Bagrie believes that while the housing shortage is real, is it disproportionately affecting New Zealanders by region.
“Auckland has been consistently building more houses than required to meet current population growth for a couple of years now, and that’s going to continue into 2022, so that supply-demand situation, I think, is going to turn.”
“12-24 months of building consents above population growth will eat into the shortage of housing pretty quickly,” he states.
While Auckland, he says, is straddling the line between balance and over-supply, regional New Zealand may still have a bit of pep left.
While Auckland, Cameron Bagrie says, is straddling the line between balance and over-supply, regional New Zealand may still have a bit of pep left.
“People often talk about net migration across borders, but not much about regional migration within New Zealand.”
“We saw this trend continuing from the 2013 and 2018 Census data, with people moving out of Auckland and into the regions where housing is cheaper and lifestyle factors are more attractive.”
“We have a big legacy of under-build in the regions that will take a longer time to rectify,” Bagrie notes.
All eyes will be on interest rates and inflation, but, according to Bagrie, the old supply and demand chestnuts still apply when it comes to the future of the housing market.
Highly publicised supply chain disruption has led to record prices for key building materials timber and steel, while a critical skills shortage means the construction sector simply doesn’t have the labour to do all the work.
“Australia has the same shortage of skilled labour that we do, and recruiters across the ditch are waving the cheque book around over here,” he explains.
Immigration and supply-side capacity constraints are still big questions for the future.
In Auckland, council data showed that while more than 13,000 Code Compliance Certificates (CCCs) were approved for new dwellings in the year to April 2021, many of those were issued in the latter half of last year, with figures over 2021 dwindling month-on-month.
Bagrie notes while there are intense capacity pressures across the construction industry that will lead to a degree of attrition, he expects for the most part we’ll simply see a longer lag time between dwelling inception and the finished product.
Looking ahead, the Government has made its intention clear for an overhaul of migration policy, and while we do not yet know what that looks like, Bagrie expects it is safe to say migration will not reach the previous peak.
“With building consents running at 40,000 per year, new supply will replenish markets just as population growth and demand slows.”
“Yes, as more supply comes online, the market will go through a weakening phase and house price growth will ease, but should it be scary,” he asks?

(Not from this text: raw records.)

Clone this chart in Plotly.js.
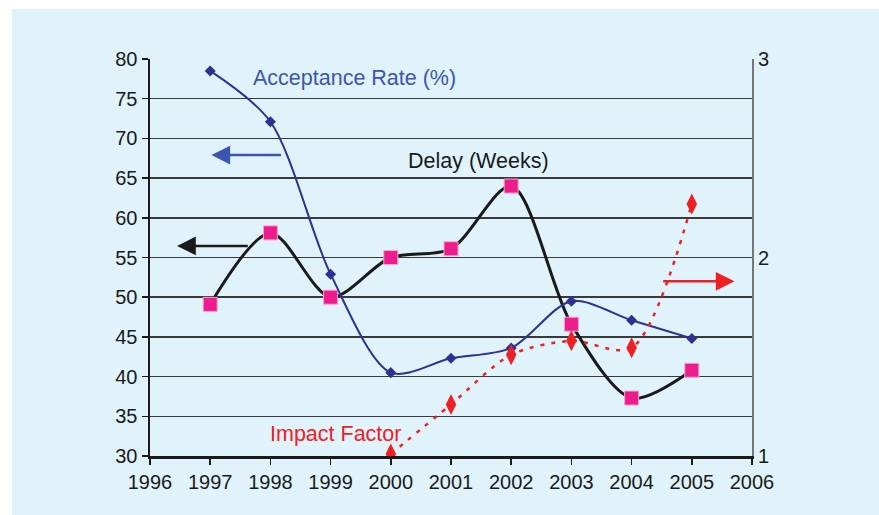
<!DOCTYPE html>
<html>
<head>
<meta charset="utf-8">
<script src="https://cdn.plot.ly/plotly-3.0.1.min.js"></script>
<style>
  html, body { margin: 0; padding: 0; background: #ffffff; }
  #chart { position: absolute; left: 12px; top: 9px; width: 867px; height: 506px; }
</style>
</head>
<body>
<div id="chart"></div>
<script>
const years = [1997, 1998, 1999, 2000, 2001, 2002, 2003, 2004, 2005];
const acceptanceRate = [78.5, 72.1, 52.9, 40.5, 42.3, 43.6, 49.5, 47.1, 44.8];
const delayWeeks = [49.1, 58.1, 50.0, 55.0, 56.1, 64.0, 46.6, 37.3, 40.8];
const impactYears = [2000, 2001, 2002, 2003, 2004, 2005];
const impactFactor = [1.01, 1.26, 1.51, 1.58, 1.545, 2.27];
const xTicks = [1996, 1997, 1998, 1999, 2000, 2001, 2002, 2003, 2004, 2005, 2006];

const font = 'Liberation Sans, Arial, sans-serif';
const bg = '#e0f3fb';

const traces = [
  {
    x: years, y: delayWeeks, type: 'scatter', mode: 'lines+markers',
    line: { color: '#1a1a1a', width: 3, shape: 'spline', smoothing: 0.85 },
    marker: { symbol: 'square', size: 14, color: '#ec1c8c', line: { color: '#f5a3cf', width: 1 } },
    yaxis: 'y', hoverinfo: 'skip'
  },
  {
    x: years, y: acceptanceRate, type: 'scatter', mode: 'lines+markers',
    line: { color: '#2e3192', width: 2, shape: 'spline', smoothing: 0.85 },
    marker: { symbol: 'diamond', size: 8.5, color: '#2e3192' },
    yaxis: 'y', hoverinfo: 'skip'
  },
  {
    x: impactYears, y: impactFactor, type: 'scatter', mode: 'lines+markers',
    line: { color: '#ed2024', width: 2.5, shape: 'spline', smoothing: 0.85, dash: '4px,7px' },
    marker: { symbol: 'diamond-tall', size: 15, color: '#ed2024' },
    yaxis: 'y2', hoverinfo: 'skip'
  }
];

const layout = {
  width: 867, height: 506,
  margin: { l: 138, r: 127, t: 50, b: 59 },
  paper_bgcolor: bg, plot_bgcolor: bg,
  showlegend: false,
  hovermode: false,
  font: { family: font, size: 20, color: '#1a1a1a' },
  xaxis: {
    range: [1996, 2006], tickvals: xTicks, ticktext: xTicks.map(String),
    ticks: 'outside', ticklen: 6, tickwidth: 1.5, tickcolor: '#1a1a1a',
    showline: true, linecolor: '#1a1a1a', linewidth: 2.5,
    showgrid: false, zeroline: false,
    tickfont: { family: font, size: 20, color: '#1a1a1a' }
  },
  yaxis: {
    range: [30, 80], dtick: 5, tick0: 30,
    ticks: 'outside', ticklen: 6, tickwidth: 1.5, tickcolor: '#1a1a1a',
    showline: true, linecolor: '#1a1a1a', linewidth: 2.5,
    showgrid: true, gridcolor: '#3a3a3a', gridwidth: 1.5, zeroline: false,
    tickfont: { family: font, size: 20, color: '#1a1a1a' }
  },
  yaxis2: {
    range: [1, 3], dtick: 1, tick0: 1, overlaying: 'y', side: 'right',
    ticks: 'outside', ticklen: 0, showline: true, linecolor: '#777777', linewidth: 2,
    showgrid: false, zeroline: false,
    tickfont: { family: font, size: 20, color: '#1a1a1a' }
  },
  annotations: [
    { x: 1999.4, y: 77.6, xref: 'x', yref: 'y', text: 'Acceptance Rate (%)', showarrow: false,
      font: { family: font, size: 21.5, color: '#3b55b0' } },
    { x: 2001.46, y: 67.15, xref: 'x', yref: 'y', text: 'Delay (Weeks)', showarrow: false,
      font: { family: font, size: 21.5, color: '#1a1a1a' } },
    { x: 1999.08, y: 32.8, xref: 'x', yref: 'y', text: 'Impact Factor', showarrow: false,
      font: { family: font, size: 21.5, color: '#ed2024' } },
    { x: 1997.02, y: 67.9, ax: 1998.2, ay: 67.9, xref: 'x', yref: 'y', axref: 'x', ayref: 'y',
      text: '', showarrow: true, arrowhead: 2, arrowsize: 1.5, arrowwidth: 2.5, arrowcolor: '#3b55b0' },
    { x: 1996.45, y: 56.45, ax: 1997.65, ay: 56.45, xref: 'x', yref: 'y', axref: 'x', ayref: 'y',
      text: '', showarrow: true, arrowhead: 2, arrowsize: 1.5, arrowwidth: 2.5, arrowcolor: '#1a1a1a' },
    { x: 2005.71, y: 1.88, ax: 2004.5, ay: 1.88, xref: 'x', yref: 'y2', axref: 'x', ayref: 'y2',
      text: '', showarrow: true, arrowhead: 2, arrowsize: 1.5, arrowwidth: 2.5, arrowcolor: '#ed2024' }
  ]
};

Plotly.newPlot('chart', traces, layout, { displayModeBar: false, staticPlot: true });
</script>
</body>
</html>
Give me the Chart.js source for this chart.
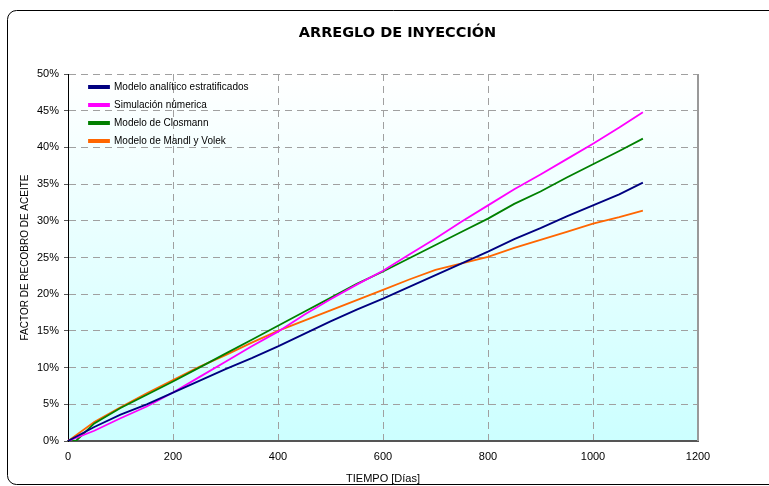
<!DOCTYPE html>
<html>
<head>
<meta charset="utf-8">
<script src="https://cdn.jsdelivr.net/npm/chart.js@4/dist/chart.umd.min.js"></script>
<style>
  html, body { margin: 0; padding: 0; background: #ffffff; }
  #wrap { position: relative; width: 769px; height: 486px; }
</style>
</head>
<body>
<div id="wrap"><canvas id="c" width="769" height="486"></canvas></div>
<script>
// ---- Data ----
const title = 'ARREGLO DE INYECCIÓN';
const xTitle = 'TIEMPO [Días]';
const yTitle = 'FACTOR DE RECOBRO DE ACEITE';
const seriesNames = ['Modelo analítico estratificados', 'Simulación númerica', 'Modelo de Closmann', 'Modelo de Mandl y Volek'];
const seriesColors = ['#000080', '#ff00ff', '#008000', '#ff6600'];

const days = [0, 50, 100, 150, 200, 250, 300, 350, 400, 450, 500, 550, 600, 650, 700, 750, 800, 850, 900, 950, 1000, 1050, 1095];
const analitico = [0, 1.9, 3.6, 5.0, 6.6, 8.2, 9.8, 11.3, 12.9, 14.6, 16.3, 17.9, 19.4, 21.0, 22.6, 24.2, 25.8, 27.5, 29.0, 30.6, 32.1, 33.6, 35.2];
const simulacion = [0, 1.4, 3.1, 4.7, 6.6, 8.7, 10.8, 12.9, 14.9, 17.2, 19.3, 21.3, 23.2, 25.4, 27.6, 29.9, 32.1, 34.3, 36.3, 38.4, 40.5, 42.7, 44.8];
const closmannDays = [0, 15, 50, 100, 150, 200, 250, 300, 350, 400, 450, 500, 550, 600, 650, 700, 750, 800, 850, 900, 950, 1000, 1050, 1095];
const closmann = [0, 0, 2.4, 4.5, 6.3, 8.1, 10.0, 11.9, 13.8, 15.7, 17.6, 19.5, 21.4, 23.1, 24.9, 26.7, 28.5, 30.3, 32.3, 34.0, 35.9, 37.7, 39.5, 41.2];
const mandl = [0, 2.6, 4.6, 6.5, 8.3, 10.1, 11.7, 13.4, 15.0, 16.4, 17.8, 19.2, 20.6, 22.0, 23.3, 24.2, 25.1, 26.3, 27.4, 28.5, 29.6, 30.5, 31.4];

const xTicks = [0, 200, 400, 600, 800, 1000, 1200];
const yTicks = [0, 5, 10, 15, 20, 25, 30, 35, 40, 45, 50];

function pts(xs, ys) { return xs.map((x, i) => ({ x: x, y: ys[i] })); }

const seriesData = [pts(days, analitico), pts(days, simulacion), pts(closmannDays, closmann), pts(days, mandl)];

const datasets = seriesNames.map((name, i) => ({
  label: name,
  data: seriesData[i],
  borderColor: seriesColors[i],
  backgroundColor: seriesColors[i],
  borderWidth: 1.8,
  pointRadius: 0,
  tension: 0,
  fill: false
}));

const tickFont = { family: 'Liberation Sans', size: 11 };

const decor = {
  id: 'decor',
  afterLayout(chart) {
    const a = chart.chartArea;
    if (chart.legend) {
      chart.legend.left = a.left + 13;
      chart.legend.top = a.top;
      chart.legend.bottom = a.bottom;
    }
    if (chart.titleBlock) {
      chart.titleBlock.left += 48.5;
      chart.titleBlock.right += 48.5;
    }
  },
  beforeDraw(chart) {
    const ctx = chart.ctx;
    const a = chart.chartArea;
    ctx.save();
    ctx.fillStyle = '#ffffff';
    ctx.fillRect(0, 0, chart.width, chart.height);
    const g = ctx.createLinearGradient(0, a.top, 0, a.bottom);
    g.addColorStop(0, '#ffffff');
    g.addColorStop(1, '#ccffff');
    ctx.fillStyle = g;
    ctx.fillRect(a.left, a.top, a.right - a.left, a.bottom - a.top);
    // outer rounded frame
    ctx.strokeStyle = '#000000';
    ctx.lineWidth = 1;
    ctx.beginPath();
    ctx.roundRect(7.5, 10.5, 790, 474, 9);
    ctx.stroke();
    ctx.restore();
  },
  beforeDatasetsDraw(chart) {
    const ctx = chart.ctx;
    const a = chart.chartArea;
    ctx.save();
    ctx.strokeStyle = '#999999';
    ctx.lineWidth = 2;
    ctx.beginPath();
    ctx.moveTo(a.right, a.top);
    ctx.lineTo(a.right, a.bottom);
    ctx.stroke();
    ctx.restore();
  }
};

new Chart(document.getElementById('c'), {
  type: 'line',
  data: { datasets: datasets },
  plugins: [decor],
  options: {
    responsive: false,
    animation: false,
    layout: { padding: { left: 0, right: 71, top: 0, bottom: 0 } },
    plugins: {
      title: {
        display: true,
        text: title,
        color: '#000000',
        font: { family: 'DejaVu Sans', size: 14.5, weight: 'bold', lineHeight: 1.2 },
        padding: { top: 24.5, bottom: 32.1 }
      },
      legend: {
        position: 'chartArea',
        align: 'start',
        labels: {
          boxWidth: 20,
          boxHeight: 2,
          padding: 8,
          color: '#000000',
          font: { family: 'Liberation Sans', size: 10 }
        }
      },
      tooltip: { enabled: false }
    },
    scales: {
      x: {
        type: 'linear',
        min: 0,
        max: 1200,
        afterFit(scale) { scale.height = 45; },
        afterBuildTicks(scale) { scale.ticks = xTicks.map(v => ({ value: v })); },
        ticks: { font: tickFont, color: '#000000', padding: 9, maxRotation: 0, callback: v => String(v) },
        grid: { color: '#a0a0a0', lineWidth: 1, drawTicks: false },
        border: { color: '#555555', width: 2, dash: [7, 5] },
        title: {
          display: true,
          text: xTitle,
          color: '#000000',
          font: { family: 'Liberation Sans', size: 11 },
          padding: { top: 0, bottom: 0 }
        }
      },
      y: {
        min: 0,
        max: 50,
        afterFit(scale) { scale.width = 68; },
        afterBuildTicks(scale) { scale.ticks = yTicks.map(v => ({ value: v })); },
        ticks: { font: tickFont, color: '#000000', padding: 5, callback: v => v + '%' },
        grid: { color: '#a0a0a0', lineWidth: 1, tickLength: 4, tickColor: '#555555', tickBorderDash: [] },
        border: { color: '#000000', width: 1, dash: [7, 5] },
        title: {
          display: true,
          text: yTitle,
          color: '#000000',
          font: { family: 'Liberation Sans', size: 10 },
          padding: { top: 19, bottom: 0 }
        }
      }
    }
  }
});
</script>
</body>
</html>
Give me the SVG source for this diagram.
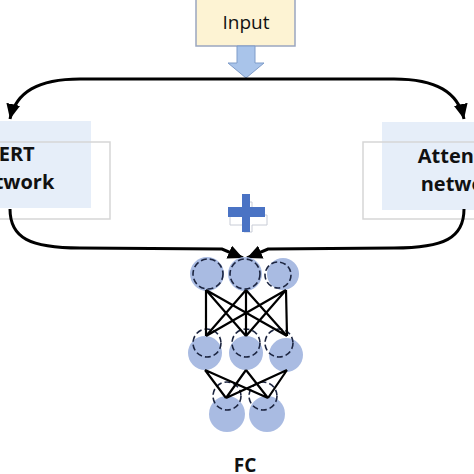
<svg xmlns="http://www.w3.org/2000/svg" width="474" height="474" viewBox="0 0 474 474">
<style>
.lbl{font-family:"Open Sans","Liberation Sans",sans-serif;font-weight:bold;font-size:20px;fill:#111}
.net{fill:none;stroke:#d6d6d6;stroke-width:1.5}
.pane{fill:#e6eef9}
.fil{fill:#a9bbe2}
.dash{fill:none;stroke:#1c2540;stroke-width:1.6;stroke-dasharray:6 3}
.wire{stroke:#000;stroke-width:2.2;fill:none}
.conn{stroke:#000;stroke-width:3;fill:none}
</style>
<defs>
<marker id="ah" markerUnits="userSpaceOnUse" markerWidth="16" markerHeight="14" refX="15" refY="7" orient="auto-start-reverse">
<path d="M0,0 L15,7 L0,14 z" fill="#000"/>
</marker>
</defs>
<rect width="474" height="474" fill="#fff"/>
<g id="input">
<rect x="196" y="-2" width="99" height="48" fill="#fdf3d3" stroke="#9aa6c0" stroke-width="1.5"/>
<text x="246" y="29" text-anchor="middle" font-family="Open Sans, Liberation Sans, sans-serif" font-size="19" fill="#111">Input</text>
<path d="M237,46 H255 V63 H264 L246,78 L228,63 H237 Z" fill="#a9c4ea" stroke="#7f9cc9" stroke-width="1"/>
</g>
<g id="bert">
<rect class="pane" x="-2" y="121" width="93" height="87"/>
<rect class="net" x="-2" y="142" width="112" height="77"/>
<text class="lbl" x="10" y="161" text-anchor="middle">BERT</text>
<text class="lbl" x="12" y="189" text-anchor="middle">network</text>
</g>
<g id="attention">
<rect class="pane" x="382" y="122" width="94" height="88"/>
<rect class="net" x="363" y="142" width="113" height="77"/>
<text class="lbl" x="466" y="163" text-anchor="middle">Attention</text>
<text class="lbl" x="463" y="191" text-anchor="middle">network</text>
</g>
<g id="plus">
<path d="M244,202 H252 V215 H267 V225 H252 V232 H244 V225 H230 V215 H244 Z" fill="#fff" stroke="#c8ccd6" stroke-width="1"/>
<path d="M242,194 H250 V207 H265 V217 H250 V232 H242 V217 H228 V207 H242 Z" fill="#4a73c4"/>
</g>
<g id="connectors">
<path class="conn" d="M10,119 C 16,92 38,79 80,79 L 394,79 C 436,79 458,92 464,119" marker-start="url(#ah)" marker-end="url(#ah)"/>
<path class="conn" d="M10,209 C 10,238 30,248 80,248 L 222,249 L 243,258" marker-end="url(#ah)"/>
<path class="conn" d="M464,209 C 464,238 444,248 394,248 L 268,249 L 247,258" marker-end="url(#ah)"/>
</g>
<g id="fc">
<circle class="fil" cx="207" cy="274" r="17"/>
<circle class="fil" cx="245" cy="274" r="17"/>
<circle class="fil" cx="283" cy="274" r="16"/>
<circle class="dash" cx="208" cy="274" r="15"/>
<circle class="dash" cx="245" cy="274" r="15"/>
<circle class="dash" cx="278" cy="275" r="13"/>
<circle class="fil" cx="205" cy="353" r="17"/>
<circle class="fil" cx="246" cy="353" r="17"/>
<circle class="fil" cx="286" cy="355" r="17"/>
<circle class="dash" cx="207" cy="343" r="14"/>
<circle class="dash" cx="246" cy="343" r="14"/>
<circle class="dash" cx="279" cy="343" r="14"/>
<circle class="fil" cx="227" cy="414" r="18"/>
<circle class="fil" cx="267" cy="414" r="18"/>
<circle class="dash" cx="227" cy="396" r="14"/>
<circle class="dash" cx="263" cy="396" r="14"/>
<g class="wire">
<path d="M206,290 L206,336 M206,290 L246,336 M206,290 L287,336 M246,290 L206,336 M246,290 L246,336 M246,290 L287,336 M286,290 L206,336 M286,290 L246,336 M286,290 L287,336"/>
<path d="M205,370 L226,398 M205,370 L268,398 M246,370 L226,398 M246,370 L268,398 M287,370 L226,398 M287,370 L268,398"/>
</g>
<text x="245" y="472" text-anchor="middle" font-family="Open Sans, Liberation Sans, sans-serif" font-weight="bold" font-size="19" fill="#111">FC</text>
</g>
</svg>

While political attention, Government intervention, talk of debt-to-income tools and the use of loan-to-value restrictions are a powerful combination without the talk of migration and super-low interest rates, the tune for the second half of 2021 is slowing growth.
“But, in 2022 it’s a different story, and I expect various regions will have more upside than Auckland which has a negative number written all over it,” Bagrie says.
“Interest rates are moving up and Auckland is an expensive market where a shift in supply and demand could skew the risk profile,” he adds.
“However, in the scheme of things, when house prices have risen more than 20 percent in the last 12-months, the magnitude of any negative number will require a sense of perspective,” he says.